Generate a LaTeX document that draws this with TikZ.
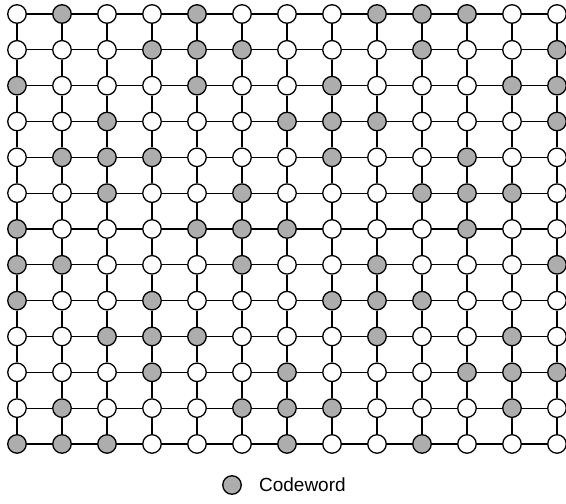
\documentclass[tikz,border=0pt]{standalone}
\usepackage{fontspec}
\setmainfont{Liberation Sans}
\usetikzlibrary{positioning}
\definecolor{dotgrey}{HTML}{ADADAD}
\tikzset{
  cell/.style={circle, draw, line width=1.3pt, minimum size=18.5pt, inner sep=0pt},
  ow/.style={cell, fill=white},
  cw/.style={cell, fill=dotgrey},
  link/.style={line width=1.1pt}
}

\begin{document}
\begin{tikzpicture}[x=45pt, y=-35.83pt]
    \useasboundingbox (-17pt,14pt) rectangle (549pt,-490pt);
    % Lattice points
    \foreach \r/\pat in {0/{ow,cw,ow,ow,cw,ow,ow,ow,cw,cw,cw,ow,ow},
                         1/{ow,ow,ow,cw,cw,cw,ow,ow,ow,cw,ow,ow,cw},
                         2/{cw,ow,ow,ow,cw,ow,ow,cw,ow,ow,ow,cw,cw},
                         3/{ow,ow,cw,ow,ow,ow,cw,cw,cw,ow,ow,ow,cw},
                         4/{ow,cw,cw,cw,ow,ow,ow,cw,ow,ow,cw,ow,ow},
                         5/{ow,ow,cw,ow,ow,cw,ow,ow,ow,cw,cw,cw,ow},
                         6/{cw,ow,ow,ow,cw,cw,cw,ow,ow,ow,cw,ow,ow},
                         7/{cw,cw,ow,ow,ow,cw,ow,ow,cw,ow,ow,ow,cw},
                         8/{cw,ow,ow,cw,ow,ow,ow,cw,cw,cw,ow,ow,ow},
                         9/{ow,ow,cw,cw,cw,ow,ow,ow,cw,ow,ow,cw,ow},
                        10/{ow,ow,ow,cw,ow,ow,cw,ow,ow,ow,cw,cw,cw},
                        11/{ow,cw,ow,ow,ow,cw,cw,cw,ow,ow,ow,cw,ow},
                        12/{cw,cw,cw,ow,ow,ow,cw,ow,ow,cw,ow,ow,ow}}
      \foreach \s [count=\c from 0] in \pat
        \node[\s] (n-\r-\c) at (\c,\r) {};
    % Horizontal links
    \foreach \r in {0,...,12}
      \foreach \c [count=\cnext from 1] in {0,...,11}
        \draw[link] (n-\r-\c) -- (n-\r-\cnext);
    % Vertical links
    \foreach \r [count=\rnext from 1] in {0,...,11}
      \foreach \c in {0,...,12}
        \draw[link] (n-\r-\c) -- (n-\rnext-\c);
    % Legend
    \node[cw] (key) at (215pt,-471pt) {};
    \node[right=17pt of key, inner sep=0pt, font=\fontsize{19}{22}\selectfont] (keytext) {Codeword};
\end{tikzpicture}
\end{document}
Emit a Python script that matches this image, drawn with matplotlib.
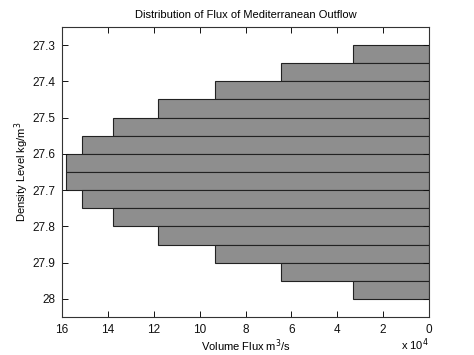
import matplotlib
matplotlib.use('Agg')
import matplotlib.pyplot as plt
import numpy as np

plt.rcParams['font.family'] = ['Liberation Sans', 'DejaVu Sans']

# density bins (lower edge, kg/m^3) and volume flux (x 10^4 m^3/s)
density_edges = [27.30, 27.35, 27.40, 27.45, 27.50, 27.55, 27.60,
                 27.65, 27.70, 27.75, 27.80, 27.85, 27.90, 27.95]
flux = [3.30, 6.45, 9.33, 11.81, 13.76, 15.11, 15.81,
        15.81, 15.11, 13.76, 11.81, 9.33, 6.45, 3.30]
yticks = [27.3, 27.4, 27.5, 27.6, 27.7, 27.8, 27.9, 28.0]
ytick_labels = ['27.3', '27.4', '27.5', '27.6', '27.7', '27.8', '27.9', '28']
xticks = [16, 14, 12, 10, 8, 6, 4, 2, 0]

fig = plt.figure(figsize=(4.74, 3.55), dpi=100)
ax = fig.add_axes([0.1308, 0.107, 0.7743, 0.817])

ax.barh(density_edges, flux, height=0.05, align='edge',
        color='#8e8e8e', edgecolor='#222222', linewidth=0.8)

ax.set_xlim(16, 0)
ax.set_ylim(28.05, 27.25)
ax.set_xticks(xticks)
ax.set_xticklabels([str(t) for t in xticks])
ax.set_yticks(yticks)
ax.set_yticklabels(ytick_labels)
ax.tick_params(direction='in', top=True, right=True, length=4, width=0.7,
               labelsize=8.5, colors='#111111', pad=5)
for s in ax.spines.values():
    s.set_linewidth(0.8)
    s.set_color('#333333')

ax.set_title('Distribution of Flux of Mediterranean Outflow', fontsize=8, pad=6.5)
ax.set_xlabel('Volume Flux m$^3$/s', fontsize=8, labelpad=1)
ax.set_ylabel('Density Level kg/m$^3$', fontsize=8, labelpad=0.5)
fig.text(0.905, 0.014, 'x 10$^4$', ha='right', va='baseline', fontsize=8)

plt.savefig('out.png', dpi=100)
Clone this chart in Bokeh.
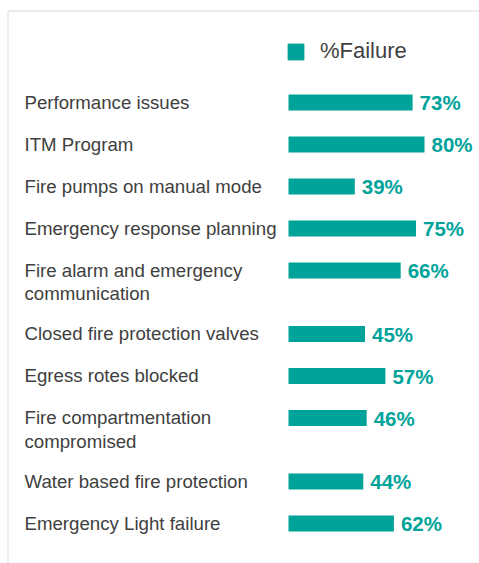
from bokeh.plotting import figure
from bokeh.models import Range1d, Legend, LegendItem, ColumnDataSource
from bokeh.core.properties import value
from bokeh.embed import file_html
from bokeh.resources import INLINE

categories = [
    "Performance issues",
    "ITM Program",
    "Fire pumps on manual mode",
    "Emergency response planning",
    "Fire alarm and emergency\ncommunication",
    "Closed fire protection valves",
    "Egress rotes blocked",
    "Fire compartmentation\ncompromised",
    "Water based fire protection",
    "Emergency Light failure",
]
failure_pct = [73, 80, 39, 75, 66, 45, 57, 46, 44, 62]
value_labels = [f"{v}%" for v in failure_pct]
series_name = "%Failure"

TEAL = "#00a39a"
GREY = "#404040"
FONT = "Liberation Sans"

W, H = 479, 563
PX_PER_PCT = 1.7
BAR_X0 = 288                      # px from figure left where 0% lies
x_start = -BAR_X0 / PX_PER_PCT
x_end = (W - BAR_X0) / PX_PER_PCT

# row layout (vertical units == pixels, top = 0)
ROW0, STEP, EXTRA_LINE = 102, 42, 21.5
ys = []
yy = ROW0
for c in categories:
    ys.append(yy)
    yy += STEP + EXTRA_LINE * c.count("\n")

src = ColumnDataSource(dict(y=ys, v=failure_pct, cat=categories,
                            lab=value_labels, ytop=[y - 11 for y in ys]))

p = figure(width=W, height=H, x_range=Range1d(x_start, x_end),
           y_range=Range1d(H, 0), output_backend="svg",
           toolbar_location=None, min_border=0)
p.axis.visible = False
p.grid.visible = False
p.outline_line_color = None
p.background_fill_color = "white"
p.border_fill_color = "white"

# card border (top + left)
left_edge = x_start + 7.5 / PX_PER_PCT
p.line(x=[x_end, left_edge, left_edge], y=[10.5, 10.5, H],
       line_color="#d9d9d9", line_width=1)

r = p.hbar(y="y", left=0, right="v", height=16, source=src,
           fill_color=TEAL, line_color=None)

p.text(x=0, y="ytop", text="cat", source=src, x_offset=-264,
       text_baseline="top", text_align="left",
       text_font=value(FONT), text_font_size="18.67px",
       text_color=GREY, text_line_height=1.12)

p.text(x="v", y="y", text="lab", source=src, x_offset=7,
       text_baseline="middle", text_align="left",
       text_font=value(FONT), text_font_size="20.5px",
       text_font_style="bold", text_color=TEAL)

legend = Legend(items=[LegendItem(label=series_name, renderers=[r])],
                location=(BAR_X0 - 3, H - 64), orientation="horizontal",
                glyph_width=21, glyph_height=21, label_height=26,
                label_standoff=14, padding=0, margin=0, spacing=0,
                border_line_color=None, background_fill_alpha=0,
                label_text_font=FONT, label_text_font_size="22px",
                label_text_color=GREY)
p.add_layout(legend, "center")

open("out.html", "w").write(file_html(p, INLINE))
########################################
WHAT THIS TASK INVOLVES
Go through the entries above and copy every line containing "with".

CORRECT RESULT
Generate a LaTeX document that draws this with TikZ.
Emit a Python script that matches this image, drawn with matplotlib.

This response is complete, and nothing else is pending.